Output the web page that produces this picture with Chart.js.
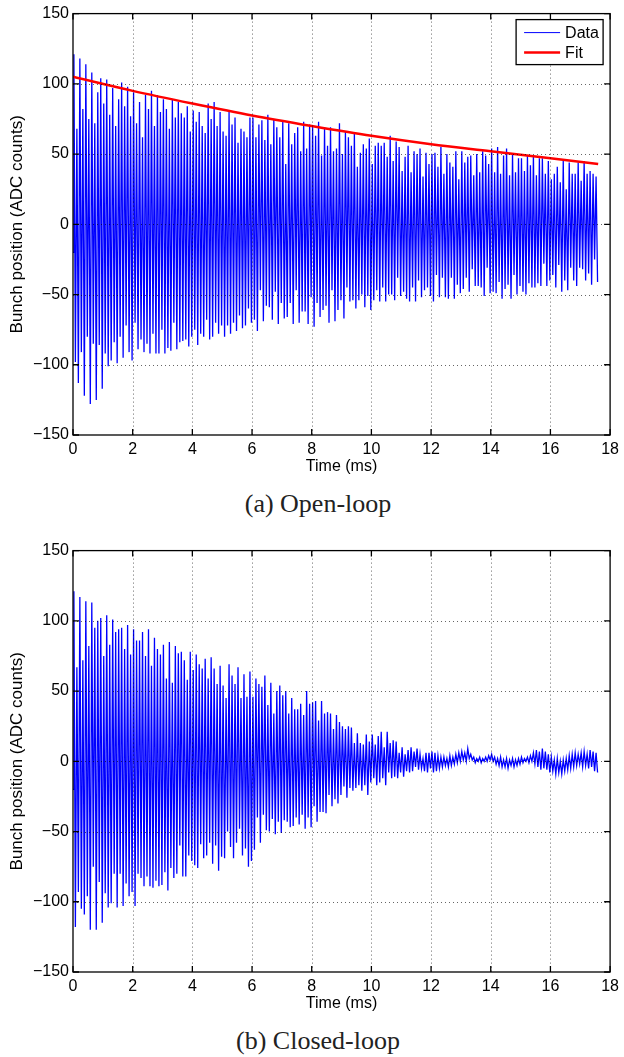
* * *
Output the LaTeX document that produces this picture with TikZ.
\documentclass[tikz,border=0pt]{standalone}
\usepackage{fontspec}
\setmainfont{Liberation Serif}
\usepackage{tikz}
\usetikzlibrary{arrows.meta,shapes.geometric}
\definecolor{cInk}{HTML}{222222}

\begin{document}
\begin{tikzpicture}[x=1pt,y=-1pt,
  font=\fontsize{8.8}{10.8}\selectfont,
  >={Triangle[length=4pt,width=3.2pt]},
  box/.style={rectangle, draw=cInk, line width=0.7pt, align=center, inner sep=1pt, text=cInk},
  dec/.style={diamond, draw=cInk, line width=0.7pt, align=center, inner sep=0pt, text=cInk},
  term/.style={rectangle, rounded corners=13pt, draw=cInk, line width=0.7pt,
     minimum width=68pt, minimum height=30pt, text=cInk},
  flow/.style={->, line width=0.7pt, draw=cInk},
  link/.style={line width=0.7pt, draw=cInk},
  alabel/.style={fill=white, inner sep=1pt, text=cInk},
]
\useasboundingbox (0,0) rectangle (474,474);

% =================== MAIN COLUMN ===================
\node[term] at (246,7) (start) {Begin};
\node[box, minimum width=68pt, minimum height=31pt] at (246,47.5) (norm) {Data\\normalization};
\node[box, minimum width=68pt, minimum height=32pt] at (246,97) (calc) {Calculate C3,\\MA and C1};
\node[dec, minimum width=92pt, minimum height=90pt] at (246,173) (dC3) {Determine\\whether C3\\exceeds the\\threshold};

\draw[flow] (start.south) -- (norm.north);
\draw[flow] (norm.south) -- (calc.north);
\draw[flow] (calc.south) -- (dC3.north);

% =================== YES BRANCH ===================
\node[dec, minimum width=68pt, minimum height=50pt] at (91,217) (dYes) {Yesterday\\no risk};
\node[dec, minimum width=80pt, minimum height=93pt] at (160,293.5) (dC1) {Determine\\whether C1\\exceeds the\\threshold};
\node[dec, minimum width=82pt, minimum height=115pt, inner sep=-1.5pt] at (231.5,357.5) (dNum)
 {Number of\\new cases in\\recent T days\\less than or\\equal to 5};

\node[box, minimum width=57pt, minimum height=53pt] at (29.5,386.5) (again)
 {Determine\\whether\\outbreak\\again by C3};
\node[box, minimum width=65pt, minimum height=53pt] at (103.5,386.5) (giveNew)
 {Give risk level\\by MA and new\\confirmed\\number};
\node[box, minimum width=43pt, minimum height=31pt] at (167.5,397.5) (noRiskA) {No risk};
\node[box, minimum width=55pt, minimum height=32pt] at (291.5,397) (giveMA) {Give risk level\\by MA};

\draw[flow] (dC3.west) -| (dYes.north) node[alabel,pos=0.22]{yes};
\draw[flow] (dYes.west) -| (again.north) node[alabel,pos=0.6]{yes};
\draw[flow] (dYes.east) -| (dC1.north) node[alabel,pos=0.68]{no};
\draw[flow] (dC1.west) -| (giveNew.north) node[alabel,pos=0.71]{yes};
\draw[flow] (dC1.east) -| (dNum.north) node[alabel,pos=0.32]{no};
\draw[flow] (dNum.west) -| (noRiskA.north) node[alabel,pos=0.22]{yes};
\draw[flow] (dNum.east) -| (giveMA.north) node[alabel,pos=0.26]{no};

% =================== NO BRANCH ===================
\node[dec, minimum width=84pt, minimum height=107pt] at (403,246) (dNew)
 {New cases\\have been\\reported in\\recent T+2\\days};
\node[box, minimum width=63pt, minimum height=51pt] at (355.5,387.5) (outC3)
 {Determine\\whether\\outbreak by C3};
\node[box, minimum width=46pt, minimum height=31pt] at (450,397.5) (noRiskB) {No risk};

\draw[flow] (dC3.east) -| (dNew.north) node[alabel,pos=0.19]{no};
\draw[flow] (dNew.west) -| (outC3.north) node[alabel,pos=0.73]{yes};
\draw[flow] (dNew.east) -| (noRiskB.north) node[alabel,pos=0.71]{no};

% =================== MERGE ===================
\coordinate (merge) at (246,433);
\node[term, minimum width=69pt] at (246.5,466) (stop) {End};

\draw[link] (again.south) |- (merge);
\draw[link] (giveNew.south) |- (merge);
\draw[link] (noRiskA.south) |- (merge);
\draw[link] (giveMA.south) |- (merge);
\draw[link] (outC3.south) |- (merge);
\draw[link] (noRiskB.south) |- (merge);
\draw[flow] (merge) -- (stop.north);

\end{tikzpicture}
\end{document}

JOB: Exactly and only the lines from the line that contains "Output the LaTeX" through the line that contains "of\\new cases in\\recent" are to be repeated as they stand.

TASK OUTPUT:
Output the LaTeX document that produces this picture with TikZ.
\documentclass[tikz,border=0pt]{standalone}
\usepackage{fontspec}
\setmainfont{Liberation Serif}
\usepackage{tikz}
\usetikzlibrary{arrows.meta,shapes.geometric}
\definecolor{cInk}{HTML}{222222}

\begin{document}
\begin{tikzpicture}[x=1pt,y=-1pt,
  font=\fontsize{8.8}{10.8}\selectfont,
  >={Triangle[length=4pt,width=3.2pt]},
  box/.style={rectangle, draw=cInk, line width=0.7pt, align=center, inner sep=1pt, text=cInk},
  dec/.style={diamond, draw=cInk, line width=0.7pt, align=center, inner sep=0pt, text=cInk},
  term/.style={rectangle, rounded corners=13pt, draw=cInk, line width=0.7pt,
     minimum width=68pt, minimum height=30pt, text=cInk},
  flow/.style={->, line width=0.7pt, draw=cInk},
  link/.style={line width=0.7pt, draw=cInk},
  alabel/.style={fill=white, inner sep=1pt, text=cInk},
]
\useasboundingbox (0,0) rectangle (474,474);

% =================== MAIN COLUMN ===================
\node[term] at (246,7) (start) {Begin};
\node[box, minimum width=68pt, minimum height=31pt] at (246,47.5) (norm) {Data\\normalization};
\node[box, minimum width=68pt, minimum height=32pt] at (246,97) (calc) {Calculate C3,\\MA and C1};
\node[dec, minimum width=92pt, minimum height=90pt] at (246,173) (dC3) {Determine\\whether C3\\exceeds the\\threshold};

\draw[flow] (start.south) -- (norm.north);
\draw[flow] (norm.south) -- (calc.north);
\draw[flow] (calc.south) -- (dC3.north);

% =================== YES BRANCH ===================
\node[dec, minimum width=68pt, minimum height=50pt] at (91,217) (dYes) {Yesterday\\no risk};
\node[dec, minimum width=80pt, minimum height=93pt] at (160,293.5) (dC1) {Determine\\whether C1\\exceeds the\\threshold};
\node[dec, minimum width=82pt, minimum height=115pt, inner sep=-1.5pt] at (231.5,357.5) (dNum)
 {Number of\\new cases in\\recent T days\\less than or\\equal to 5};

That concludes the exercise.